===== Materials provided =====
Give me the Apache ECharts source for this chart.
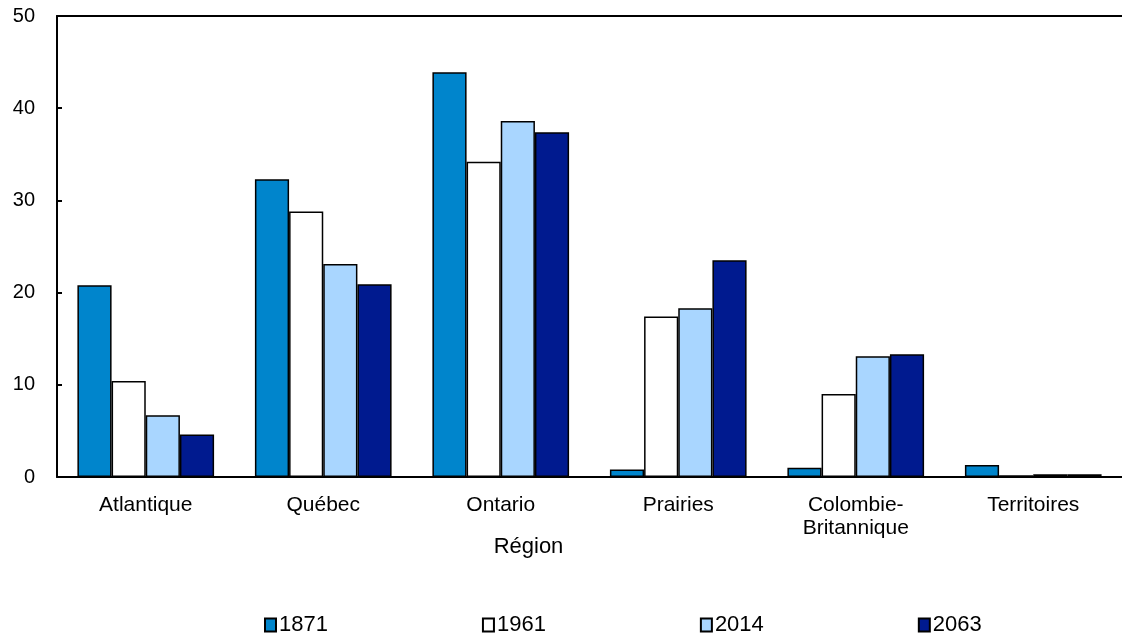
=====
===== Materials provided =====
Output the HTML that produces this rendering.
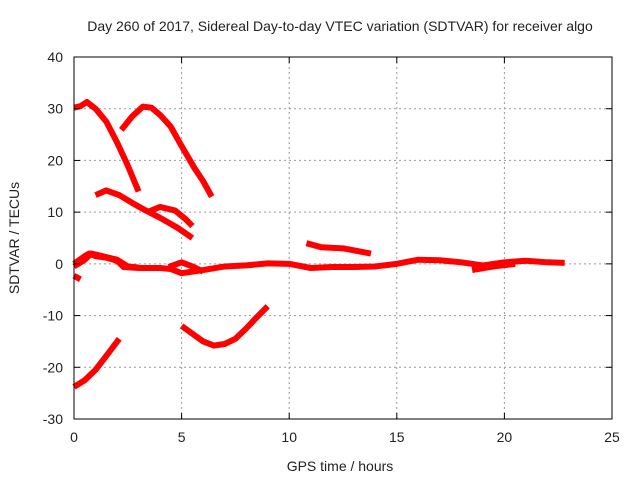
=====
===== Materials provided =====
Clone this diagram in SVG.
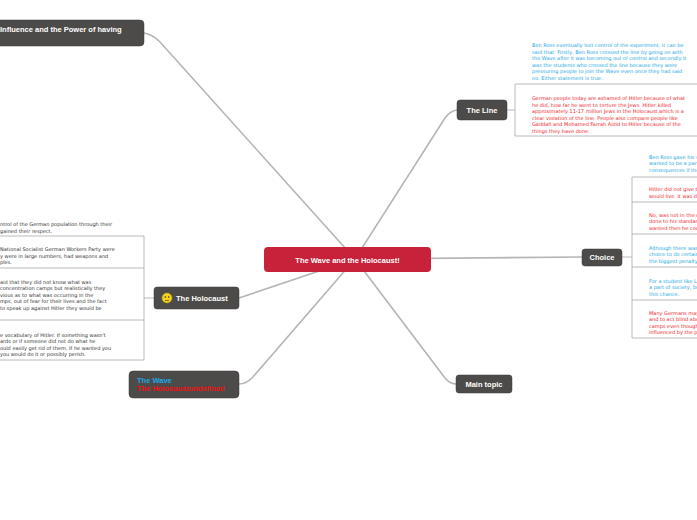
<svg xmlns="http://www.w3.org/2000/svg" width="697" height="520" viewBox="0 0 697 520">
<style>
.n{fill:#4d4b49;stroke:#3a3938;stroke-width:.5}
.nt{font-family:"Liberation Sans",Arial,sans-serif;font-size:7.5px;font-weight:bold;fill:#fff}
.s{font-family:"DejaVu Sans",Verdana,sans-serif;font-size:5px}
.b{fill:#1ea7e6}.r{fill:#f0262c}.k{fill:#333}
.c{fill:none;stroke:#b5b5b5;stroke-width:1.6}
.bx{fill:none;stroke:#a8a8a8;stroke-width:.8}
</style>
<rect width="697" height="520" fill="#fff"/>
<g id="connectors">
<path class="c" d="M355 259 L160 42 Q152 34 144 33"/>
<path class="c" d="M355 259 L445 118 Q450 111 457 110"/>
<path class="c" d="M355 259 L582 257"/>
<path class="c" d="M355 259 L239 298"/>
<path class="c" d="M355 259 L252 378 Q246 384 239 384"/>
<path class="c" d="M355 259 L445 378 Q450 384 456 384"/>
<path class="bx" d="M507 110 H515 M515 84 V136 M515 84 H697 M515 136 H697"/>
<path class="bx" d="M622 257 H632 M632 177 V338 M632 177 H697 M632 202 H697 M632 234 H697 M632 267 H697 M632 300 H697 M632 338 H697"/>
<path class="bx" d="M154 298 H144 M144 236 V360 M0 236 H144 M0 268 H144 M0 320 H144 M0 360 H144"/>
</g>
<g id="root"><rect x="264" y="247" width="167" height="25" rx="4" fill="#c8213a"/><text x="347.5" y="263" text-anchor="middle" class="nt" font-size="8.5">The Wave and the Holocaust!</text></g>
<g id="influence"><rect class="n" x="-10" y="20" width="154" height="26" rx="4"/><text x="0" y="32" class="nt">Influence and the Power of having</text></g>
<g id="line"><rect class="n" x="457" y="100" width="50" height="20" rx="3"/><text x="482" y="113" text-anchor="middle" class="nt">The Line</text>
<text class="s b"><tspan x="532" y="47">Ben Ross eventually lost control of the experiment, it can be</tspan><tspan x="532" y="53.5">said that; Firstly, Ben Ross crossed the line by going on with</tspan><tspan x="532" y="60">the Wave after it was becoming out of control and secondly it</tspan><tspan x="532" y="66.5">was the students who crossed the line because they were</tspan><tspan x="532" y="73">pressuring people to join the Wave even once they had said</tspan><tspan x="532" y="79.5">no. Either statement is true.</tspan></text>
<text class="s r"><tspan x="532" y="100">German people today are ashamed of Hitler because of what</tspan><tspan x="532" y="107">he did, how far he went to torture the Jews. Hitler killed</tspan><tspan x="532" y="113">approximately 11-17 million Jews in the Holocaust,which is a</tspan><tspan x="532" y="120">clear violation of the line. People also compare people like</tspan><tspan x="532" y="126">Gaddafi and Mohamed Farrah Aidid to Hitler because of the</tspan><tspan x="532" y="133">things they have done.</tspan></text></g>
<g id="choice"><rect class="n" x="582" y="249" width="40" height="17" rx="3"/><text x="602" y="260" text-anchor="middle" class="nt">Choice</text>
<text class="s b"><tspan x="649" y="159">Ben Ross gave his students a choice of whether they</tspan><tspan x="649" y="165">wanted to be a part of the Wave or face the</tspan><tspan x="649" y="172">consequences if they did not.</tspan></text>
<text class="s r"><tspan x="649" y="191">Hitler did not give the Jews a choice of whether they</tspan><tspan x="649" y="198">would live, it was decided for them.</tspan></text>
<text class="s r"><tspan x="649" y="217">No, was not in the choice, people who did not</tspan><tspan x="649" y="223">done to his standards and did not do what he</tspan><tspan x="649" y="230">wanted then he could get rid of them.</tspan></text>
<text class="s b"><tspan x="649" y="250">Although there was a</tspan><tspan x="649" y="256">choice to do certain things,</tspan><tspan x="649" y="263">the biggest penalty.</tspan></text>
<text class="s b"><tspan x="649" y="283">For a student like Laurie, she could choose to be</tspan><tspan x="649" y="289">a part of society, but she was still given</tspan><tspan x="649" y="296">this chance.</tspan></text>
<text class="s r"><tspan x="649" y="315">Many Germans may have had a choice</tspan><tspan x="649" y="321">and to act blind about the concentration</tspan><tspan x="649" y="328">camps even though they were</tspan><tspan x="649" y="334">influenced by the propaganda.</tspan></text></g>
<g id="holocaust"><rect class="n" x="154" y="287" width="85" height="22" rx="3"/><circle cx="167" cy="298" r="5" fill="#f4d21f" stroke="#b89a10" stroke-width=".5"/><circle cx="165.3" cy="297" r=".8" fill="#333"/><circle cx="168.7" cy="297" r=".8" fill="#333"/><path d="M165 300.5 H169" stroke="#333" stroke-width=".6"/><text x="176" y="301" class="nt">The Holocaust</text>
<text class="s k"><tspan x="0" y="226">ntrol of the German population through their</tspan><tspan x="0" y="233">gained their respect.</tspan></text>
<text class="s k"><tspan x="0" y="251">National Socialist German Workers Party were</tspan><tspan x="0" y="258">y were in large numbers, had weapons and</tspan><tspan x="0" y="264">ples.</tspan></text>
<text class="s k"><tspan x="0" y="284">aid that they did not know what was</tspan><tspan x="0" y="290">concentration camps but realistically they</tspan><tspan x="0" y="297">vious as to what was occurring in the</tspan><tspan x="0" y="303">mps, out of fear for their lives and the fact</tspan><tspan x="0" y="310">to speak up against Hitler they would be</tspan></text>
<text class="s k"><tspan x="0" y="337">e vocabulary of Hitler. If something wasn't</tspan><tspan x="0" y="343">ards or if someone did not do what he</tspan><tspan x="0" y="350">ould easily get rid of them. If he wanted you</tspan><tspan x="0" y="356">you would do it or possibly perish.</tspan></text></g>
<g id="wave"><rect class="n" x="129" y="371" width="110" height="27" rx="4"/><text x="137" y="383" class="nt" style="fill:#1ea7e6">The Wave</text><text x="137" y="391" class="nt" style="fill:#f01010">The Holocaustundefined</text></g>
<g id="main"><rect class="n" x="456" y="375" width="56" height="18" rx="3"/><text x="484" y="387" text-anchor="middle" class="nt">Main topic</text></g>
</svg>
=====
What is the number of lines holding the word "this"? State it alone.

4